Obituary: Ralph Downes
RALPH DOWNES devoted his life to the organ. He was a respected player who, early in his career, gave the British premieres of works by Hindemith, Messiaen, Milhaud and Schoenberg and helped introduce the music of Louis Vierne to English audiences. Increasingly he concentrated on the music of Bach and his Bach performances, always played from the eye-strainingly condensed print of a miniature score, established him as one of the first champions of the Baroque revival. His playing was characterised by a thorough approach to interpretation, textural accuracy and, most of all, registration. A desire to recreate as closely as possible on one instrument the authentic sound world for each school of organ music found a natural outlet in organ design.

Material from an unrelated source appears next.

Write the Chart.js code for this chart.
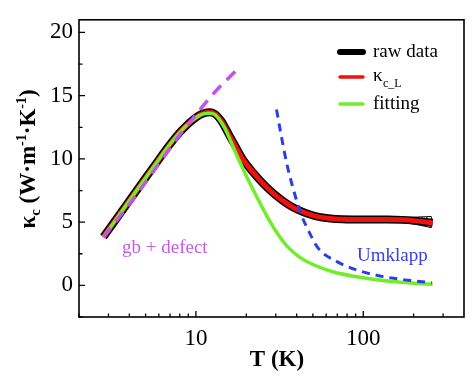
<!DOCTYPE html>
<html>
<head>
<meta charset="utf-8">
<script src="https://cdn.jsdelivr.net/npm/chart.js@4.4.1/dist/chart.umd.min.js"></script>
<style>
html, body { margin: 0; padding: 0; background: #fff; }
canvas { display: block; }
</style>
</head>
<body>
<canvas id="kappa" width="474" height="387"></canvas>
<script>
// ---- data ----
const tempK   = [2.8, 3.2, 3.6, 4.15, 5, 5.74, 6.5, 7.23, 8, 8.71, 9.5, 10.47, 11.2, 12.03, 13, 14, 15, 16, 17.4, 19, 21.9, 25, 28.9, 33, 38.2, 44, 50.4, 57, 63.5, 75, 90, 110, 140, 170, 200, 230, 260];
const rawData = [3.83, 4.9, 5.85, 7.0, 8.5, 9.6, 10.6, 11.4, 12.1, 12.6, 13.05, 13.45, 13.62, 13.68, 13.55, 13.1, 12.45, 11.75, 10.9, 10.0, 8.95, 8.1, 7.3, 6.7, 6.15, 5.78, 5.52, 5.37, 5.29, 5.23, 5.21, 5.2, 5.2, 5.18, 5.12, 5.03, 4.95];
const kappaL  = [3.83, 4.9, 5.85, 7.0, 8.5, 9.6, 10.6, 11.4, 12.1, 12.6, 13.05, 13.45, 13.62, 13.68, 13.55, 13.1, 12.45, 11.75, 10.9, 10.0, 8.95, 8.1, 7.3, 6.7, 6.15, 5.78, 5.52, 5.37, 5.29, 5.23, 5.21, 5.2, 5.2, 5.18, 5.12, 5.03, 4.95];

// error bars on the raw data at high T
const errT     = [150, 165, 180, 195, 210, 225, 240, 255];
const errUpper = [5.3, 5.33, 5.36, 5.38, 5.4, 5.42, 5.43, 5.45];
const errLower = [5.1, 5.02, 4.95, 4.87, 4.8, 4.72, 4.64, 4.56];

const fitT    = [2.8, 3.2, 3.6, 4.15, 5, 5.74, 6.5, 7.23, 8, 8.71, 9.5, 10.47, 11.2, 12.03, 13, 14, 15, 16, 17.4, 20, 23, 26.5, 30, 35, 42, 50, 65, 100, 150, 200, 260];
const fitting = [3.83, 4.9, 5.85, 7.0, 8.5, 9.6, 10.6, 11.4, 12.1, 12.6, 13.05, 13.42, 13.58, 13.62, 13.5, 13.0, 12.35, 11.5, 10.4, 8.65, 7.05, 5.5, 4.3, 3.1, 2.2, 1.65, 1.1, 0.6, 0.3, 0.17, 0.08];

const umklappT = [30.3, 32.5, 34.8, 38.2, 42.7, 46, 53.7, 69.3, 90, 120, 170, 257];
const umklapp  = [13.9, 11.7, 9.7, 7.6, 5.55, 4.6, 2.95, 1.9, 1.25, 0.8, 0.47, 0.2];

const gbT      = [2.8, 4.15, 6, 8, 10, 13, 17.4];
const gbDefect = [3.8, 6.7, 9.6, 11.9, 13.5, 15.3, 17.0];

const xMajorTicks = [10, 100];
const xMinorTicks = [2, 3, 4, 5, 6, 7, 8, 9, 20, 30, 40, 50, 60, 70, 80, 90, 200, 300];
const yMajorTicks = [0, 5, 10, 15, 20];
const yMinorTicks = [-2.5, 2.5, 7.5, 12.5, 17.5];

const serif = '"Liberation Serif", "Times New Roman", serif';

function pts(xs, ys) {
    return xs.map((t, i) => ({ x: t, y: ys[i] }));
}

// error bar stems, drawn under the red curve
const errorBars = {
    id: 'errorBars',
    beforeDatasetsDraw(chart) {
        const { ctx, scales: { x, y } } = chart;
        ctx.save();
        ctx.strokeStyle = '#000';
        ctx.lineWidth = 1;
        ctx.beginPath();
        errT.forEach((t, i) => {
            const px = x.getPixelForValue(t);
            ctx.moveTo(px, y.getPixelForValue(errUpper[i]));
            ctx.lineTo(px, y.getPixelForValue(errLower[i]));
        });
        ctx.stroke();
        ctx.restore();
    }
};

// frame, inward ticks, axis titles, legend, labels
const extras = {
    id: 'extras',
    afterDraw(chart) {
        const { ctx, chartArea: a, scales: { x, y } } = chart;
        ctx.save();

        ctx.strokeStyle = '#000';
        ctx.lineWidth = 1.6;
        ctx.strokeRect(a.left, a.top, a.right - a.left, a.bottom - a.top);

        ctx.lineWidth = 1.3;
        ctx.beginPath();
        xMajorTicks.forEach(v => { const p = x.getPixelForValue(v); ctx.moveTo(p, a.bottom); ctx.lineTo(p, a.bottom - 6); });
        xMinorTicks.forEach(v => { const p = x.getPixelForValue(v); ctx.moveTo(p, a.bottom); ctx.lineTo(p, a.bottom - 3.5); });
        yMajorTicks.forEach(v => { const p = y.getPixelForValue(v); ctx.moveTo(a.left, p); ctx.lineTo(a.left + 6, p); });
        yMinorTicks.forEach(v => { const p = y.getPixelForValue(v); ctx.moveTo(a.left, p); ctx.lineTo(a.left + 3.5, p); });
        ctx.stroke();

        // x title
        ctx.fillStyle = '#000';
        ctx.font = 'bold 23px ' + serif;
        ctx.textAlign = 'center';
        ctx.textBaseline = 'middle';
        ctx.fillText('T (K)', 277, 360);

        // y title, rotated, with sub/superscripts
        const parts = [
            { t: 'κ', s: 23, dy: 0 },
            { t: 'c', s: 15, dy: 5 },
            { t: ' (W·m', s: 23, dy: 0 },
            { t: '-1', s: 14, dy: -9 },
            { t: '·K', s: 23, dy: 0 },
            { t: '-1', s: 14, dy: -9 },
            { t: ')', s: 23, dy: 0 }
        ];
        ctx.save();
        ctx.translate(27, 159);
        ctx.rotate(-Math.PI / 2);
        ctx.textAlign = 'left';
        ctx.textBaseline = 'alphabetic';
        let total = 0;
        parts.forEach(p => { ctx.font = 'bold ' + p.s + 'px ' + serif; p.w = ctx.measureText(p.t).width; total += p.w; });
        let cx = -total / 2;
        parts.forEach(p => {
            ctx.font = 'bold ' + p.s + 'px ' + serif;
            ctx.fillText(p.t, cx, 8 + p.dy);
            cx += p.w;
        });
        ctx.restore();

        // legend
        const rows = [52, 77, 104];
        ctx.lineCap = 'round';
        chart.data.datasets.slice(0, 3).forEach((ds, i) => {
            ctx.strokeStyle = ds.borderColor;
            ctx.lineWidth = i === 0 ? 6 : 3.5;
            ctx.beginPath();
            ctx.moveTo(340, rows[i]);
            ctx.lineTo(363, rows[i]);
            ctx.stroke();
        });
        ctx.fillStyle = '#000';
        ctx.textAlign = 'left';
        ctx.textBaseline = 'middle';
        ctx.font = '19px ' + serif;
        ctx.fillText('raw data', 373, rows[0]);
        ctx.fillText('κ', 373, rows[1] - 1);
        ctx.font = '12px ' + serif;
        ctx.fillText('c_L', 383, rows[1] + 7);
        ctx.font = '19px ' + serif;
        ctx.fillText('fitting', 373, rows[2]);

        // curve labels
        ctx.font = '19px ' + serif;
        ctx.fillStyle = '#c65ce6';
        ctx.fillText('gb + defect', 122, 248);
        ctx.fillStyle = '#3a3ee0';
        ctx.fillText('Umklapp', 357, 256);

        ctx.restore();
    }
};

const ctx = document.getElementById('kappa');

new Chart(ctx, {
    type: 'line',
    data: {
        datasets: [{
            label: 'raw data',
            data: pts(tempK, rawData),
            borderColor: '#000000',
            borderWidth: 8,
            order: 5
        },
        {
            label: 'κc_L',
            data: pts(tempK, kappaL),
            borderColor: '#f01010',
            borderWidth: 5,
            order: 4
        },
        {
            label: 'fitting',
            data: pts(fitT, fitting),
            borderColor: '#70ee2a',
            borderWidth: 3.5,
            order: 3
        },
        {
            label: 'Umklapp',
            data: pts(umklappT, umklapp),
            borderColor: '#2a3ee8',
            borderWidth: 3,
            borderDash: [8, 6],
            order: 2
        },
        {
            label: 'gb + defect',
            data: pts(gbT, gbDefect),
            borderColor: '#c452e8',
            borderWidth: 3.5,
            borderDash: [12, 8],
            order: 1
        },
        {
            label: 'err upper',
            data: pts(errT, errUpper),
            borderColor: '#000000',
            borderWidth: 1,
            order: 6
        },
        {
            label: 'err lower',
            data: pts(errT, errLower),
            borderColor: '#000000',
            borderWidth: 1,
            order: 6
        }]
    },
    options: {
        responsive: false,
        animation: false,
        elements: {
            point: { radius: 0 },
            line: { cubicInterpolationMode: 'monotone', borderCapStyle: 'butt', borderJoinStyle: 'round' }
        },
        layout: { padding: { top: 14, right: 10, left: 0, bottom: 0 } },
        plugins: {
            legend: { display: false },
            tooltip: { enabled: false }
        },
        scales: {
            x: {
                type: 'logarithmic',
                min: 2,
                max: 400,
                grid: { display: false, drawTicks: false },
                border: { display: false },
                afterBuildTicks: s => { s.ticks = xMajorTicks.map(v => ({ value: v })); },
                afterFit: s => { s.height = 70; },
                ticks: {
                    autoSkip: false,
                    maxRotation: 0,
                    padding: 8,
                    color: '#000',
                    font: { family: serif, size: 23 },
                    callback: v => String(v)
                }
            },
            y: {
                type: 'linear',
                min: -2.5,
                max: 21,
                grid: { display: false, drawTicks: false },
                border: { display: false },
                afterBuildTicks: s => { s.ticks = yMajorTicks.map(v => ({ value: v })); },
                afterFit: s => { s.width = 79; },
                ticks: {
                    padding: 6,
                    color: '#000',
                    font: { family: serif, size: 23 },
                    callback: v => String(v)
                }
            }
        }
    },
    plugins: [errorBars, extras]
});
</script>
</body>
</html>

Downes's views on organ design remained largely unheeded until 1948 when the opportunity arose for him to put them into practice in a uniquely prestigious project. He was appointed by the then London County Council to design an organ for the new concert hall to be built on the south bank of the Thames in Festival of Britain year. Despite enormous opposition from the musical establishment, Downes persevered with characteristic single- mindedness and produced an instrument which revolutionised British organ building; things were never the same again.
The controversy over the Royal Festival Hall organ was as much to do with the use of continental methods of construction (Downes imported a Frenchman, Louis-
Eugene Rochesson, to voice the reeds) as for the tonal scheme which attempted to marry French, German and British, Baroque, Romantic and modern elements. The RFH organ was not an unqualified success but the ideas behind it made undeniably good sense and were developed in many of Downes's subsequent projects. Again controversy surrounded these: the 1972 Gloucester Cathedral organ horrified as many organists as it thrilled while the 1983 instrument for St David's Hall in Cardiff (the largest British mechanical action organ in recent times), dogged as it was by faults in both design and construction, was widely considered to have been over-ambitious.
At the heart of all this controversy was a small, unassuming man whose disconcertingly self-effacing manner belied an iron determination. For a column I wrote in Musical Times, I regularly attended the weekly Wednesday evening recitals in the Festival Hall. Downes, who even after his retirement from the post of organ curator would attend every one, usually beckoned me from his favourite seat in the centre of the auditorium to join him. I was treated to a running commentary through each recital and was amazed that, while he knew the instrument better than anyone else, he could still be excited by new sounds visiting recitalists found on it. He was intolerant of poor performances, though, especially of his beloved Bach, and was trenchant in his stage-whispered asides.
Downes caught the organ bug as a young boy and by the age of 14 was deputy organist at All Saints Church, Derby (now the Cathedral). On leaving school he worked in a Nottingham cinema accompanying silent films until, in 1922, he went to study at the Royal College of Music (where his tutor, Sir Walter Alcock, called him 'gluttonous for work' - although Downes described himself as 'unteachable'). The following year he was appointed assistant organist of Southwark Cathedral. He went on to become organ scholar at Keble College, Oxford, leaving in 1928 to take up an appointment as organist at Princeton University. Whilst in America he converted to Roman Catholicism and on returning to Britain was appointed to the Brompton Oratory, one of the most important organist's posts in the Roman Catholic church. He remained there for over 40 years.
Downes wrote two small organ pieces, Jubilate Deo and Paraphrase of 'O filii et filiae', a book (Baroque Tricks: adventures with the organ builders, 1983) and countless articles mostly on organ design and the interpretation of Baroque music. He made recordings for the Pye, Vista and EMI labels, but the best memorials to his life's work are to be found in the many important organs, both large and small, in concert halls and churches throughout Britain.